Kris: The business requirements cycle is the one that is best defined in Scrum. During the Sprint Planning meeting we plan the requirements we want to implement (PLAN) and during the Sprint we implement them (DO). At the end of the Sprint we show our results to the business during the Sprint Review (CHECK) and during the Retrospective we define action points for improvement that are picked up again in the Sprint Planning (ACT). In Scrum, this loop is closed and very solid. Other loops aren't.

InfoQ: In the technical realization and team dynamics loops retrospectives play a role. Can you explain how they are used, and which benefits teams can get from using retrospectives?

Kris: We see that Retrospectives in Scrum are used to improve the team dynamics, the technical standards and some functional topics. This means that Retrospectives are used in (at least) three different feedback cycles as a CHECK phase. On one hand, this shows the immense power and importance of having Retrospectives: there is so much to talk about! On the other hand, that's also the Achilles heel. Many retrospectives fail because the team wants to discuss too many different topics (technical issues, team dynamics, functional topics, ...) and mix them all together. You will need a strong facilitator to keep the team focused on a limited amount of issues.

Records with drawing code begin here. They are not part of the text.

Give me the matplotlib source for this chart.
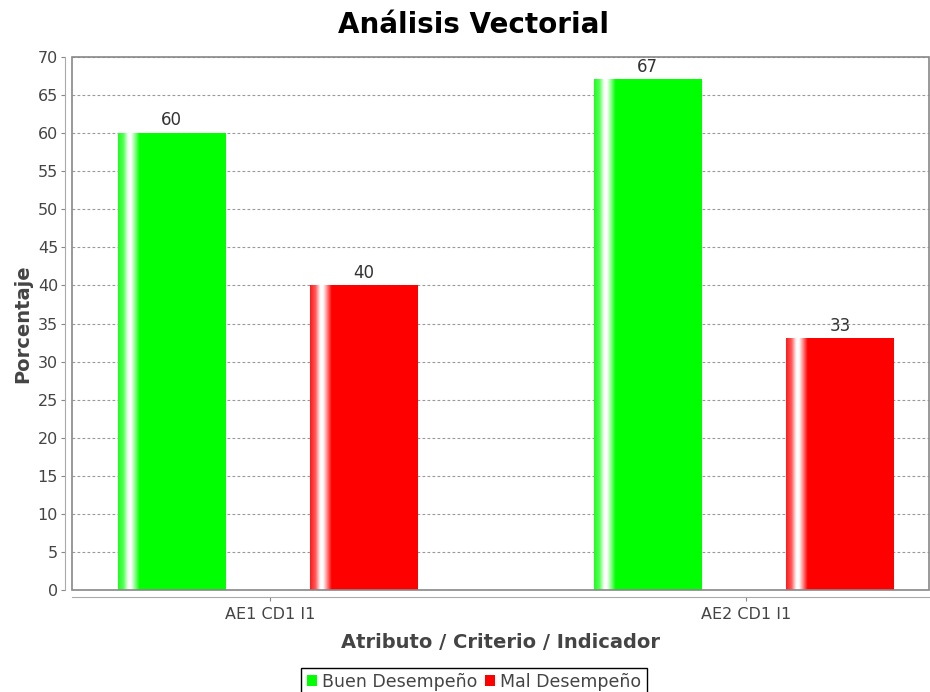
import matplotlib.pyplot as plt
import numpy as np
from matplotlib.patches import Rectangle, Patch

categories = ["AE1 CD1 I1", "AE2 CD1 I1"]
series = ["Buen Desempeño", "Mal Desempeño"]
buen = [60, 67]
mal = [40, 33]
colors = ["#00ff00", "#ff0000"]

plt.rcParams["font.family"] = "DejaVu Sans"
txt = "#444444"

fig = plt.figure(figsize=(9.3, 6.92), dpi=100)
ax = fig.add_axes([72 / 930, 1 - 590 / 692, 857 / 930, 533 / 692])

x = np.arange(len(categories))
width = 0.225
offsets = [-0.207, 0.197]

# horizontal highlight profile of the bars
t = np.linspace(0, 1, 300)
w = np.interp(t, [0, 0.05, 0.095, 0.12, 0.2, 1], [0.1, 0.35, 1, 1, 0, 0])

for vals, off, c in zip([buen, mal], offsets, colors):
    bars = ax.bar(x + off, vals, width, color=c, zorder=2)
    rgb = np.array(plt.matplotlib.colors.to_rgb(c))
    img = rgb[None, None, :] * (1 - w[None, :, None]) + w[None, :, None]
    for b, v in zip(bars, vals):
        x0 = b.get_x()
        ax.imshow(img, extent=(x0, x0 + width, 0, v), aspect="auto",
                  zorder=3, interpolation="bilinear")
        ax.text(x0 + width / 2, v + 0.5, str(v), ha="center", va="bottom",
                fontsize=12, color="#333333", zorder=4)

ax.set_xlim(-0.416, 1.384)
ax.set_ylim(0, 70)
ax.set_yticks(np.arange(0, 71, 5))
ax.set_xticks(x)
ax.set_xticklabels(categories)
ax.tick_params(axis="both", colors="#888888", labelcolor=txt, labelsize=11.5,
               length=3, width=0.8)
ax.tick_params(axis="x", pad=4)
ax.tick_params(axis="y", pad=2)
ax.yaxis.grid(True, linestyle=(0, (2.5, 2)), color="#999999", linewidth=0.8, zorder=1)

for s in ["left", "bottom"]:
    ax.spines[s].set_position(("outward", 5))
    ax.spines[s].set_color("#aaaaaa")
for s in ["top", "right"]:
    ax.spines[s].set_visible(False)
ax.add_patch(Rectangle((0, 0), 1, 1, transform=ax.transAxes, fill=False,
                       edgecolor="#888888", linewidth=1.2, zorder=5, clip_on=False))

ax.set_ylabel("Porcentaje", fontsize=14, fontweight="bold", color=txt, labelpad=4)
ax.set_xlabel("Atributo / Criterio / Indicador", fontsize=14, fontweight="bold",
              color=txt, labelpad=8)

fig.text(473 / 930, 1 - 25 / 692, "Análisis Vectorial", ha="center", va="center",
         fontsize=20, fontweight="bold", color="black")

handles = [Patch(facecolor=c, edgecolor="none") for c in colors]
leg = fig.legend(handles, series, loc="lower center", ncol=2,
                 bbox_to_anchor=(474 / 930, -0.006), fontsize=12.5,
                 fancybox=False, edgecolor="black", framealpha=1,
                 handlelength=0.6, handleheight=0.6, handletextpad=0.3,
                 columnspacing=0.4, borderpad=0.3, borderaxespad=0)
leg.get_frame().set_linewidth(1.0)
for tx in leg.get_texts():
    tx.set_color(txt)

fig.savefig("out.png", dpi=100)
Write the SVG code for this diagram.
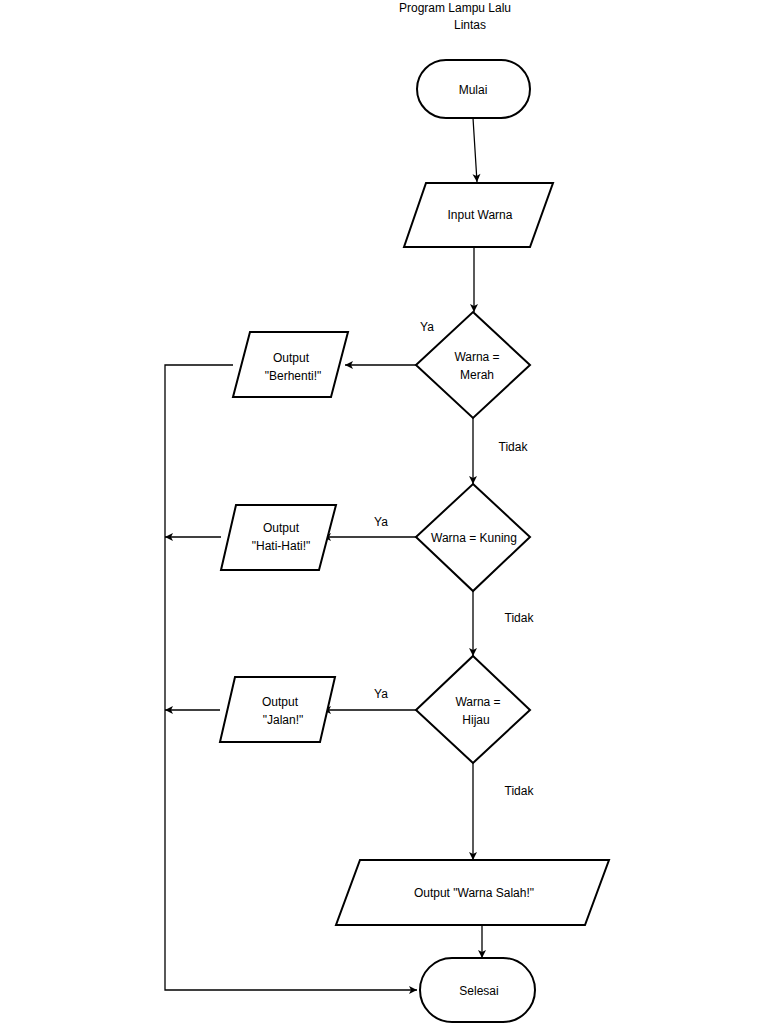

The results of the retrospective should then also be directed to the correct follow-up (PLAN) step: technical improvements should go to the next planning meeting, functional improvements might need to go to some kind of refinement meeting and team dynamics issues might require a recurrent team building initiative which is not part of standard Scrum.

InfoQ: If people would like to learn more about feedback cycles, could you give them some advice?

Kris: The best advise I can give is to perform the exercise as it is described in my slides. Go over your own process and identify the important feedback loops that apply to your situation. Then, try to identify how you implement every step of the PDCA for each of these feedback cycles. For the blank spots, take initiatives to implement them.